(Brief) Every line from the one holding "Write the Plotly code for this chart." through the one holding "1.995, 2.0, 2.0]" should be returned exactly, both included; the pictures should not.

(Data to use)
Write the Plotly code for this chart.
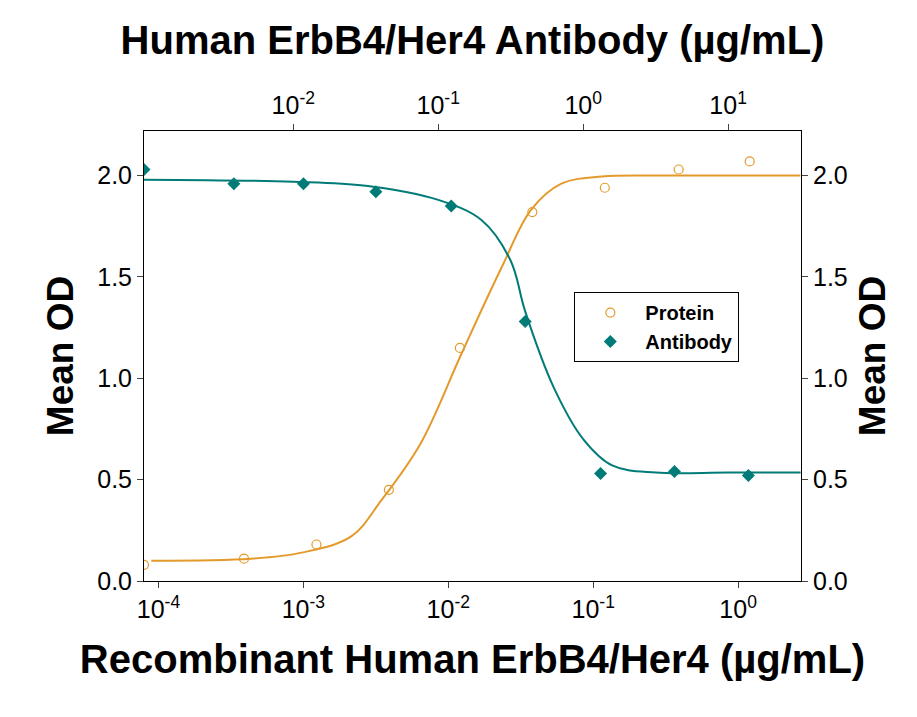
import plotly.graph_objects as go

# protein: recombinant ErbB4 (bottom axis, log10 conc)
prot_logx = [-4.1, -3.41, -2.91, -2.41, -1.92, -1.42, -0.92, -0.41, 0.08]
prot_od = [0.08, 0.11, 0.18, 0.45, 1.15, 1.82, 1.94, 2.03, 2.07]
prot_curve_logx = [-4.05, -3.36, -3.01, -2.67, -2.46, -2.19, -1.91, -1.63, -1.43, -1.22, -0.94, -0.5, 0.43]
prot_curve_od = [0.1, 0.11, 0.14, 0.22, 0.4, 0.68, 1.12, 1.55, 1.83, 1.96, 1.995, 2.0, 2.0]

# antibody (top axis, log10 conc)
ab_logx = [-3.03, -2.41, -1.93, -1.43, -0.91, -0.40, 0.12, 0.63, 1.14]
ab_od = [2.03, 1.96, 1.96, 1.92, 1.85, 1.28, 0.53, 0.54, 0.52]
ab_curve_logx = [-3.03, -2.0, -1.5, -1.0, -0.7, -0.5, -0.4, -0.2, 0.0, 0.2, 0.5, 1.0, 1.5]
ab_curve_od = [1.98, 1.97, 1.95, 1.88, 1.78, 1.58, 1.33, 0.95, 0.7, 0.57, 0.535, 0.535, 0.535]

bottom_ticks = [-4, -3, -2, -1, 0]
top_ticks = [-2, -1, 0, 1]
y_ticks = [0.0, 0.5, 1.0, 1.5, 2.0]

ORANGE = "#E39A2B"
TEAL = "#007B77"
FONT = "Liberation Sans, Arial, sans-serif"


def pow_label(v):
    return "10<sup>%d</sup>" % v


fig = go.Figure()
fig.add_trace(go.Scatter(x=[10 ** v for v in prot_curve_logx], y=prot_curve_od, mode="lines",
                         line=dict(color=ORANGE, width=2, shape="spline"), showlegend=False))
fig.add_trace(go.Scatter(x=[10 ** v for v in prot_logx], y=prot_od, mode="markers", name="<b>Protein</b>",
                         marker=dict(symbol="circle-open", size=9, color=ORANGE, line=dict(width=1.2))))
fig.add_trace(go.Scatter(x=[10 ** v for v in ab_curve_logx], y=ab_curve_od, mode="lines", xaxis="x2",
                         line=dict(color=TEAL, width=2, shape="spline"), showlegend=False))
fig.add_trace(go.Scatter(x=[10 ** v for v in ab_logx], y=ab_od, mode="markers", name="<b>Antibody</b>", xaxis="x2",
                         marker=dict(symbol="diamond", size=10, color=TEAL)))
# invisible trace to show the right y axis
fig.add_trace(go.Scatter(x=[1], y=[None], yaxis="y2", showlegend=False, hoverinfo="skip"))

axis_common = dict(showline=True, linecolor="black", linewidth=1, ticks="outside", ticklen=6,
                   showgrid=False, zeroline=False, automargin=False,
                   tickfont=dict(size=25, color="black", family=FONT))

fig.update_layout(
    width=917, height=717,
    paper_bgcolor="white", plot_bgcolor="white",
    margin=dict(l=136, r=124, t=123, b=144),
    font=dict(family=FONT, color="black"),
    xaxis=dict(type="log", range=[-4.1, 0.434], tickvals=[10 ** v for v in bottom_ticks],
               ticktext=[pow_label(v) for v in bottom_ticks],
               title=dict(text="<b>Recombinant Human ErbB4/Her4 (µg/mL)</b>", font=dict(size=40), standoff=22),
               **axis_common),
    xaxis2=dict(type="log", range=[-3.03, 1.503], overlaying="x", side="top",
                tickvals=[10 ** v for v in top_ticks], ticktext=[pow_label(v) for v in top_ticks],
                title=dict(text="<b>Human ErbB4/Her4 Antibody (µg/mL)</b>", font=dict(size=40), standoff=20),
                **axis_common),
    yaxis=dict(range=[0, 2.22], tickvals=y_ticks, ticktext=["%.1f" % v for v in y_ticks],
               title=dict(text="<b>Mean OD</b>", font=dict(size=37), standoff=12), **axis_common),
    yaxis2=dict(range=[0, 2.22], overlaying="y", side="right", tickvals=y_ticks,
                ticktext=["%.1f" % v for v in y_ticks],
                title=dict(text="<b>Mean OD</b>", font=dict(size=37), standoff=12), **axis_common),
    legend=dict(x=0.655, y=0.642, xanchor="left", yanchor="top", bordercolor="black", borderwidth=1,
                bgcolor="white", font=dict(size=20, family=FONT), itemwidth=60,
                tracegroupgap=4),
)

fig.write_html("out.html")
==
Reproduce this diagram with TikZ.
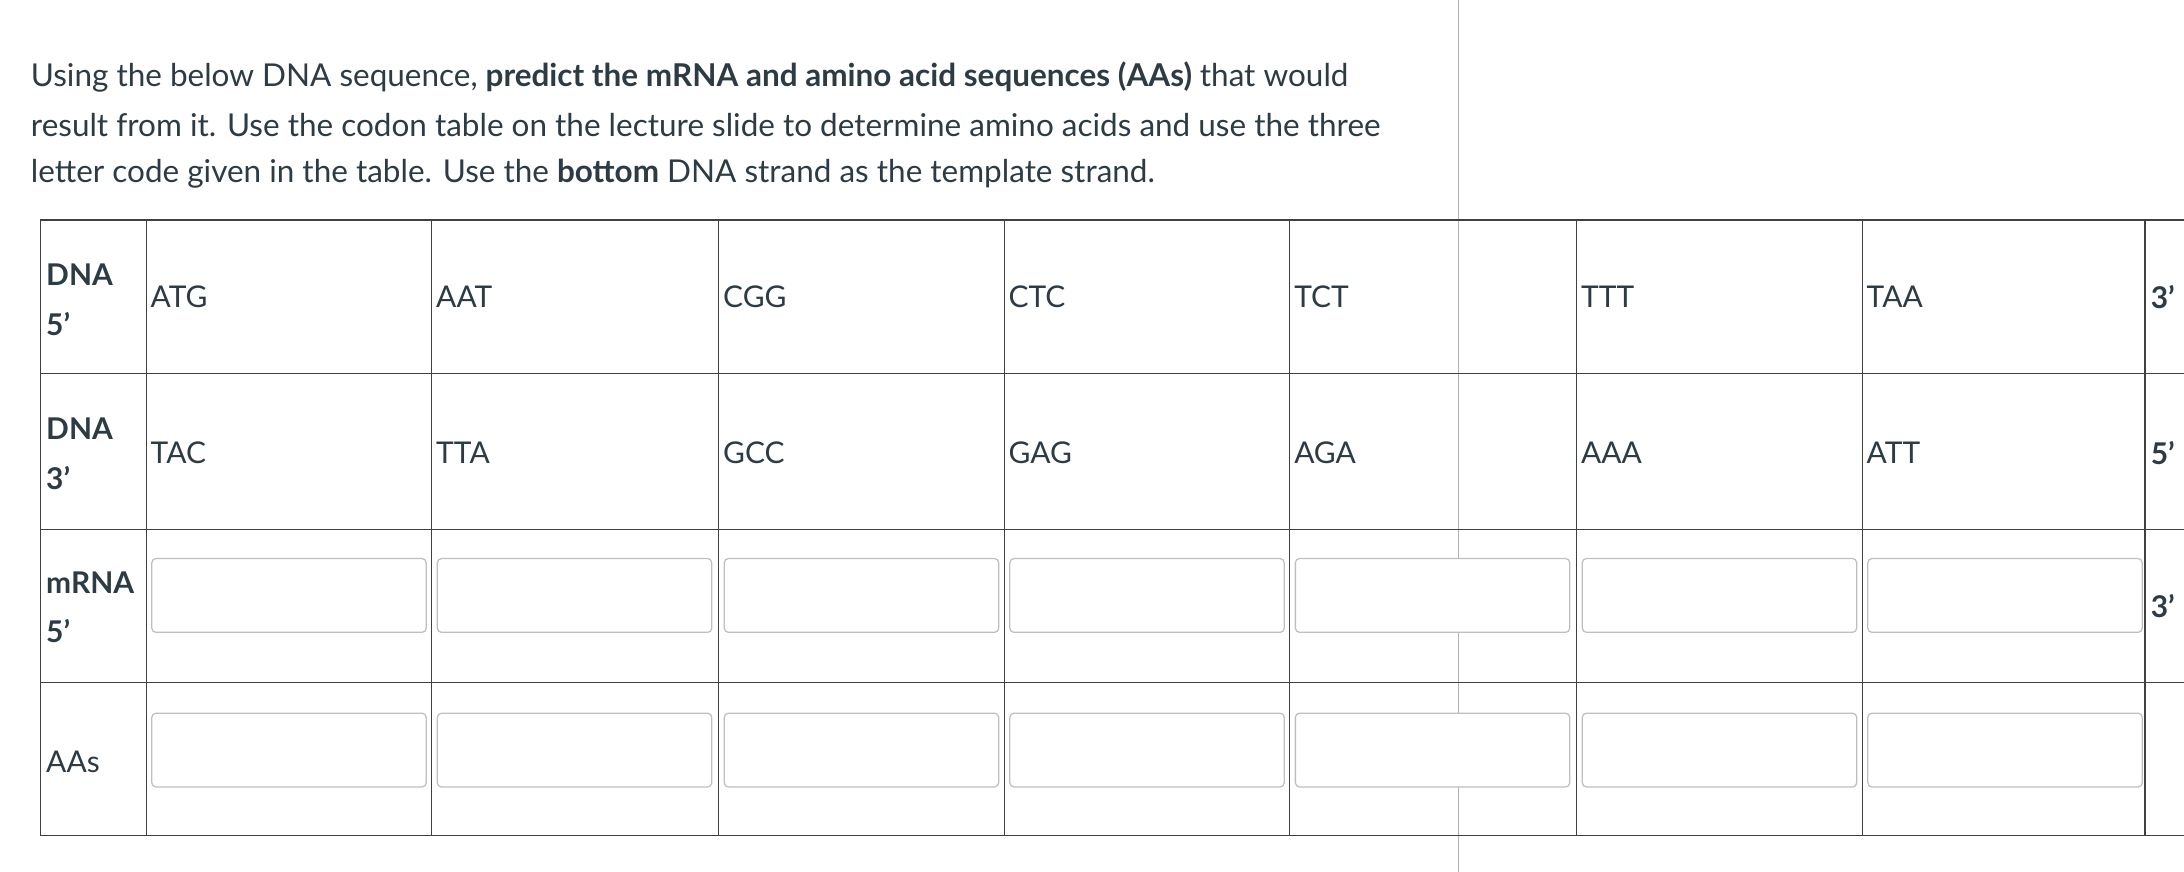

(Task result)
Write the Plotly code for this chart.
import plotly.graph_objects as go

# protein: recombinant ErbB4 (bottom axis, log10 conc)
prot_logx = [-4.1, -3.41, -2.91, -2.41, -1.92, -1.42, -0.92, -0.41, 0.08]
prot_od = [0.08, 0.11, 0.18, 0.45, 1.15, 1.82, 1.94, 2.03, 2.07]
prot_curve_logx = [-4.05, -3.36, -3.01, -2.67, -2.46, -2.19, -1.91, -1.63, -1.43, -1.22, -0.94, -0.5, 0.43]
prot_curve_od = [0.1, 0.11, 0.14, 0.22, 0.4, 0.68, 1.12, 1.55, 1.83, 1.96, 1.995, 2.0, 2.0]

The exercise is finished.